UTILITIES CAN DEDUCT A PORTION OF THEIR RECEIVABLES EACH YEAR AS UNCOLLECTIBLE DEBTS by electing to be treated as “securities dealers” for US tax purposes
The IRS said in an interesting field service advice recently that an owner of acute care hospitals and nursing homes could elect to be treated as a “securities dealer” because it regularly held securities — or debts — from customers. Under US tax laws, a company can take a deduction for worthless debts. It used to be able to deduct a percentage of the outstanding debts each year as an addition to a reserve for bad debts. However, in 1986, Congress changed the rules to require that a company wait until the year a debt actually becomes worthless before deducting it. The idea was to stop deductions based merely on additions to a reserve.
A company that elects treatment as a “securities dealer” marks its receivables to market at the end of each year. This has the same effect as taking deductions based on a reserve allowance.
The IRS remarked in the field service advice that “it has been suggested that [this] implicitly permits taxpayers to circumvent the prohibition against reserves for bad debt.” However, it allowed just that for the nursing home owner.
A COMPANY COULD NOT CLAIM ATTORNEY-CLIENT PRIVILEGE FOR DOCUMENTS PREPARED BY ITS ACCOUNTANT WHO IS ALSO A LAWYER.
The documents were prepared in connection with work on the company’s tax returns. A US appeals court held in late April that documents prepared by accountants are not privileged from disclosure if the IRS wants them on audit.
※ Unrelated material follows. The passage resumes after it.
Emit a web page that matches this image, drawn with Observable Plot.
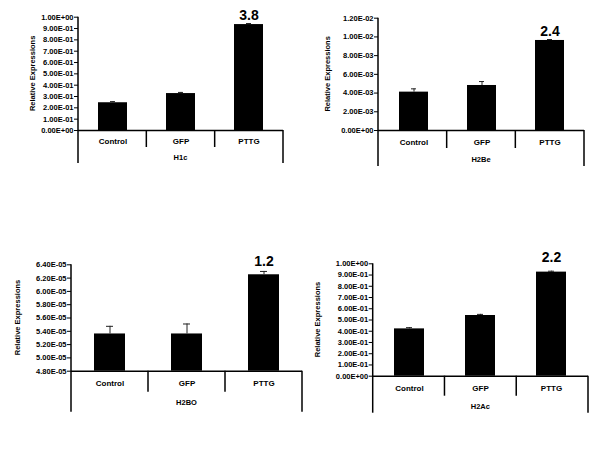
<!DOCTYPE html>
<html><head><meta charset="utf-8">
<script src="https://cdn.jsdelivr.net/npm/d3@7"></script>
<script src="https://cdn.jsdelivr.net/npm/@observablehq/plot@0.6"></script>
<style>
body{margin:0;background:#fff;}
#wrap{position:relative;width:600px;height:450px;overflow:hidden;background:#fff;font-family:"Liberation Sans",Arial,sans-serif;}
</style></head><body><div id="wrap"></div>
<script>
// ---- data ----
const categories = ["Control", "GFP", "PTTG"];
const genes = ["H1c", "H2Be", "H2BO", "H2Ac"];
const yAxisTitle = "Relative Expressions";
const foldChanges = ["3.8", "2.4", "1.2", "2.2"];

const h1cValues = [0.245, 0.326, 0.935];
const h1cErrors = [0.010, 0.010, 0.009];
const h2beValues = [0.00410, 0.00481, 0.00962];
const h2beErrors = [0.00035, 0.00042, 0.00010];
const h2boValues = [5.36e-5, 5.36e-5, 6.25e-5];
const h2boErrors = [0.115e-5, 0.150e-5, 0.050e-5];
const h2acValues = [0.421, 0.540, 0.926];
const h2acErrors = [0.011, 0.010, 0.008];

const h1cTicks = [0, 0.1, 0.2, 0.3, 0.4, 0.5, 0.6, 0.7, 0.8, 0.9, 1.0];
const h1cTickLabels = ["0.00E+00","1.00E-01","2.00E-01","3.00E-01","4.00E-01","5.00E-01","6.00E-01","7.00E-01","8.00E-01","9.00E-01","1.00E+00"];
const h2beTicks = [0, 0.002, 0.004, 0.006, 0.008, 0.010, 0.012];
const h2beTickLabels = ["0.00E+00","2.00E-03","4.00E-03","6.00E-03","8.00E-03","1.00E-02","1.20E-02"];
const h2boTicks = [4.8e-5, 5.0e-5, 5.2e-5, 5.4e-5, 5.6e-5, 5.8e-5, 6.0e-5, 6.2e-5, 6.4e-5];
const h2boTickLabels = ["4.80E-05","5.00E-05","5.20E-05","5.40E-05","5.60E-05","5.80E-05","6.00E-05","6.20E-05","6.40E-05"];
const h2acTicks = h1cTicks;
const h2acTickLabels = h1cTickLabels;

// ---- layout (positions/sizes only) ----
const layouts = [
  {left:0,   top:0,   width:300, height:200, mL:78,   mR:17, mT:16.7, mB:70,   inner:17, outer:33, catPad:8, geneDy:28, ylabX:33,   pIn:0.58, pOut:0.29, foldDy:-4},
  {left:300, top:0,   width:300, height:200, mL:78,   mR:16, mT:17.7, mB:70,   inner:18, outer:36, catPad:9, geneDy:30, ylabX:28,   pIn:0.58, pOut:0.29, foldDy:-4},
  {left:0,   top:220, width:302, height:220, mL:71,   mR:0,  mT:44.3, mB:69.3, inner:21, outer:41, catPad:9, geneDy:32, ylabX:18.3, pIn:0.6,  pOut:0.3,  foldDy:-5},
  {left:300, top:220, width:300, height:220, mL:72.7, mR:12, mT:43.3, mB:64.3, inner:20, outer:37, catPad:9, geneDy:31, ylabX:18.3, pIn:0.58, pOut:0.29, foldDy:-9}
];

const series = [
  {values:h1cValues,  errors:h1cErrors,  ticks:h1cTicks,  labels:h1cTickLabels},
  {values:h2beValues, errors:h2beErrors, ticks:h2beTicks, labels:h2beTickLabels},
  {values:h2boValues, errors:h2boErrors, ticks:h2boTicks, labels:h2boTickLabels},
  {values:h2acValues, errors:h2acErrors, ticks:h2acTicks, labels:h2acTickLabels}
];

const font = "Liberation Sans, Arial, Helvetica, sans-serif";
const wrap = document.getElementById("wrap");

genes.forEach((gene, k) => {
  const L = layouts[k], S = series[k];
  const yMin = S.ticks[0], yMax = S.ticks[S.ticks.length - 1];
  const rows = categories.map((c, i) => ({category: c, value: S.values[i], top: S.values[i] + S.errors[i]}));
  const fig = Plot.plot({
    width: L.width, height: L.height,
    marginLeft: L.mL, marginRight: L.mR, marginTop: L.mT, marginBottom: L.mB,
    style: {fontFamily: font, fontWeight: "bold", color: "#000", background: "transparent", overflow: "visible"},
    x: {domain: categories, paddingInner: L.pIn, paddingOuter: L.pOut, axis: null},
    y: {domain: [yMin, yMax], axis: null},
    marks: [
      Plot.barY(rows, {x: "category", y1: yMin, y2: "value", fill: "#000"}),
      Plot.ruleX(rows, {x: "category", y1: "value", y2: "top", stroke: "#222", strokeWidth: 1}),
      Plot.tickY(rows, {x: "category", y: "top", stroke: "#222", strokeWidth: 1, insetLeft: 12, insetRight: 12}),
      Plot.ruleY([yMin], {stroke: "#000", strokeWidth: 1.5}),
      Plot.text([rows[2]], {x: "category", y: "top", text: () => foldChanges[k], dy: L.foldDy, lineAnchor: "bottom", fontSize: 14, fontWeight: "bold", fill: "#000"}),
      Plot.axisY({ticks: S.ticks, tickFormat: d => S.labels[S.ticks.indexOf(d)], tickSize: 4, tickPadding: 1, fontSize: 7.5, fontWeight: "bold", label: null}),
      Plot.axisX({tickSize: 0, tickPadding: L.catPad, fontSize: 8, fontWeight: "bold", label: null})
    ]
  });
  fig.style.position = "absolute";
  fig.style.left = L.left + "px";
  fig.style.top = L.top + "px";
  wrap.appendChild(fig);

  // decorations: axis lines, category dividers, axis titles
  const xs = fig.scale("x"), ys = fig.scale("y");
  const y0 = ys.apply(yMin), yTop = ys.apply(yMax);
  const x0 = L.mL, x1 = L.width - L.mR;
  const step = (x1 - x0) / categories.length;
  const svg = d3.select(fig);
  const g = svg.append("g").attr("stroke", "#000").attr("stroke-width", 1.5);
  g.append("line").attr("x1", x0).attr("x2", x0).attr("y1", yTop).attr("y2", y0 + L.outer);
  g.append("line").attr("x1", x1).attr("x2", x1).attr("y1", y0).attr("y2", y0 + L.outer);
  for (let i = 1; i < categories.length; i++) {
    const xi = x0 + step * i;
    g.append("line").attr("x1", xi).attr("x2", xi).attr("y1", y0).attr("y2", y0 + L.inner);
  }
  svg.append("text").text(gene)
    .attr("x", (x0 + x1) / 2).attr("y", y0 + L.geneDy)
    .attr("text-anchor", "middle").attr("dominant-baseline", "middle")
    .attr("font-size", 7.5).attr("font-weight", "bold").attr("font-family", font).attr("fill", "#000");
  svg.append("text").text(yAxisTitle)
    .attr("transform", `translate(${L.ylabX},${(yTop + y0) / 2}) rotate(-90)`)
    .attr("text-anchor", "middle").attr("dominant-baseline", "middle")
    .attr("font-size", 7.5).attr("font-weight", "bold").attr("font-family", font).attr("fill", "#000");
});
</script></body></html>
It said the fact that the adviser was also a lawyer would not shield the documents if he was doing work normally done by accountants.
In 1998, Congress created a special statutory privilege for accountants, like the attorney-client privilege, but this new privilege does not apply to any advice accountants give relating to corporate tax shelters. The judge mentioned this provision, but said it would not have changed his analysis even if the documents in question had been prepared after July 21, 1998 when the new statutory privilege took effect. The case is United States v. Richard A. Frederick.
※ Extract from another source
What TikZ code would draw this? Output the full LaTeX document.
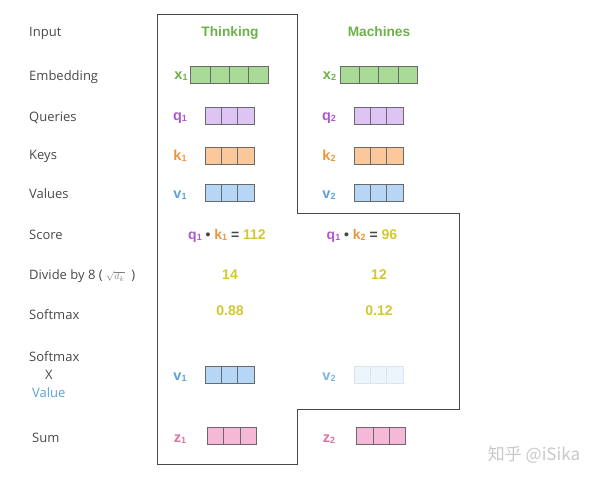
\documentclass[tikz,border=0pt]{standalone}
\usepackage{fontspec}
\setmainfont{Open Sans}
\newfontfamily\boldface{Liberation Sans}[BoldFont={Liberation Sans Bold}]
\newfontfamily\cjkfont{Noto Sans CJK SC}
\usetikzlibrary{positioning}

\definecolor{labelgray}{RGB}{72,72,72}
\definecolor{wordgreen}{RGB}{106,178,72}
\definecolor{xfill}{RGB}{170,218,152}
\definecolor{qtext}{RGB}{170,90,202}
\definecolor{qfill}{RGB}{222,196,245}
\definecolor{ktext}{RGB}{234,150,62}
\definecolor{kfill}{RGB}{250,200,155}
\definecolor{vtext}{RGB}{90,160,222}
\definecolor{vfill}{RGB}{182,214,246}
\definecolor{vfaint}{RGB}{236,244,252}
\definecolor{vfaintline}{RGB}{218,228,240}
\definecolor{ztext}{RGB}{224,112,160}
\definecolor{zfill}{RGB}{245,184,214}
\definecolor{numcol}{RGB}{208,200,48}
\definecolor{cellline}{RGB}{105,105,105}
\definecolor{markgray}{RGB}{200,200,200}

% one row of cells: name, left x, centre y, number of cells, cell width, fill, line
\newcommand{\cellrow}[7]{%
  \foreach \i in {1,...,#4}
    \node[cell,fill=#6,draw=#7,minimum width=#5pt] (#1-\i) at ({#2+(\i-0.5)*#5},#3) {};
}
% small index sitting on the baseline
\newcommand{\idx}[1]{\raisebox{-1pt}{\fontsize{9}{9}\selectfont #1}}

\begin{document}
\begin{tikzpicture}[x=1pt,y=-1pt]
\tikzstyle{rowlabel}=[anchor=west,inner sep=0pt,text=labelgray,font=\fontsize{13}{15}\selectfont,text height=9.5pt,text depth=0pt]
\tikzstyle{word}=[inner sep=0pt,text=wordgreen,font=\boldface\bfseries\fontsize{13.7}{16}\selectfont,text height=9.8pt,text depth=0pt]
\tikzstyle{veclabel}=[inner sep=0pt,font=\boldface\bfseries\fontsize{14.5}{16}\selectfont,text height=7.5pt,text depth=0pt]
\tikzstyle{num}=[inner sep=0pt,text=numcol,font=\boldface\bfseries\fontsize{14}{16}\selectfont,text height=10pt,text depth=0pt]
\tikzstyle{cell}=[rectangle,minimum height=17pt,inner sep=0pt,outer sep=0pt,line width=0.8pt]
\useasboundingbox (0,0) rectangle (600,478);

% row labels
\node[rowlabel] (input) at (29,31.5) {Input};
\node[rowlabel] (embed) at (29,75.5) {Embedding};
\node[rowlabel] (queries) at (29,116.5) {Queries};
\node[rowlabel] (keys) at (29,155) {Keys};
\node[rowlabel] (values) at (29,194) {Values};
\node[rowlabel] (score) at (29,234.5) {Score};
\node[rowlabel] (divide) at (29,275) {Divide by 8 ( {\color{gray}\fontsize{10}{10}\selectfont$\sqrt{d_k}$} \ )};
\node[rowlabel] (softmax) at (29,315) {Softmax};
\node[rowlabel] (smx) at (29,357) {Softmax};
\node[rowlabel,anchor=center] (times) at (49,374.7) {X};
\node[rowlabel,text=vtext] (value) at (32,392.7) {Value};
\node[rowlabel] (sum) at (32,437.7) {Sum};

% outline of the first word
\draw[line width=1pt,draw=labelgray] (157,15) -- (297,15) -- (297,214) -- (459,214)
  -- (459,409) -- (297,409) -- (297,464) -- (157,464) -- cycle;

% words
\node[word] (thinking) at (230,31.5) {Thinking};
\node[word] (machines) at (379,31.5) {Machines};

% vectors of word 1
\node[veclabel,text=wordgreen] (x1) at (181,76) {x\idx{1}};
\cellrow{xa}{190.7}{74.8}{4}{19.3}{xfill}{cellline}
\node[veclabel,text=qtext] (q1) at (180,117) {q\idx{1}};
\cellrow{qa}{205}{115.5}{3}{16.3}{qfill}{cellline}
\node[veclabel,text=ktext] (k1) at (180,157) {k\idx{1}};
\cellrow{ka}{205}{156.2}{3}{16.3}{kfill}{cellline}
\node[veclabel,text=vtext] (v1) at (180,194.5) {v\idx{1}};
\cellrow{va}{205}{192.8}{3}{16.3}{vfill}{cellline}

% vectors of word 2
\node[veclabel,text=wordgreen] (x2) at (329.5,76) {x\idx{2}};
\cellrow{xb}{340}{74.8}{4}{19.3}{xfill}{cellline}
\node[veclabel,text=qtext] (q2) at (329,117) {q\idx{2}};
\cellrow{qb}{354}{115.5}{3}{16.3}{qfill}{cellline}
\node[veclabel,text=ktext] (k2) at (329,157) {k\idx{2}};
\cellrow{kb}{354}{156.2}{3}{16.3}{kfill}{cellline}
\node[veclabel,text=vtext] (v2) at (329,194.5) {v\idx{2}};
\cellrow{vb}{354}{192.8}{3}{16.3}{vfill}{cellline}

% scores
\node[num,text=labelgray] (scorea) at (227,235) {{\color{qtext}q\idx{1}}\ \textbullet\ {\color{ktext}k\idx{1}} = {\color{numcol}112}};
\node[num,text=labelgray] (scoreb) at (362,235) {{\color{qtext}q\idx{1}}\ \textbullet\ {\color{ktext}k\idx{2}} = {\color{numcol}96}};
\node[num] (diva) at (230,275) {14};
\node[num] (divb) at (379,275) {12};
\node[num] (softa) at (230,311) {0.88};
\node[num] (softb) at (379,311) {0.12};

% weighted values
\node[veclabel,text=vtext] (wv1) at (180,377) {v\idx{1}};
\cellrow{wa}{205}{375}{3}{16.3}{vfill}{cellline}
\node[veclabel,text=vtext!80] (wv2) at (329,377) {v\idx{2}};
\cellrow{wb}{354}{375}{3}{16.3}{vfaint}{vfaintline}

% sums
\node[veclabel,text=ztext] (z1) at (180,438.5) {z\idx{1}};
\cellrow{za}{207.3}{436.2}{3}{16.3}{zfill}{cellline}
\node[veclabel,text=ztext] (z2) at (329,438.5) {z\idx{2}};
\cellrow{zb}{356.7}{436.2}{3}{16.3}{zfill}{cellline}

% watermark
\node[inner sep=0pt,text=markgray,font=\cjkfont\fontsize{17}{20}\selectfont] (mark) at (534,455) {知乎 @iSika};
\end{tikzpicture}
\end{document}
THE IRS ISSUED CONFLICTING RULINGS ON PAYMENTS TO TERMINATE INTEREST RATE SWAPS.
Both rulings were released in late April. One is an old field service advice that said a payment to terminate an interest-rate swap that a borrower entered into in order to hedge his exposure on a floating-rate loan is a capital loss. However, the IRS told the IRS agent asking the question to develop the facts of the case further. The agent claimed the swap was being used as a hedge. The borrower had a more complicated explanation.
In a more recent field service advice, the IRS appeared to change course by instructing an agent that a company should be allowed to deduct its swap termination payment as an ordinary loss. The swap was entered into as a hedge.
THE IRS ADJUSTED SECTION 29 AND 45 TAX CREDITS.
The section 29 tax credit was $1.055 an mmBtu during 1998. This represents only a tiny increase in the credit from the year before when it was $1.052. The IRS said there was not enough inflation to justify an increase in the section 45 credit. It remained at 1.7¢ a kWh during 1998. Credits for calendar year 1999 will not be announced until April next year.
The section 29 credit is an inducement to look in unusual places for fuel. A company can claim credits for producing gas from biomass, coal seams, tight sands, Devonian shale and geopressured brine, or synthetic fuels from coal. Credits run through 2002 or 2007 depending on when the project was placed in service. All qualifying projects must already be in service.
The section 45 credit rewards companies for producing electricity from wind or closed-loop biomass. The credit runs for 10 years from when a power plant commences operations. Projects must be in service by June 1999 to qualify.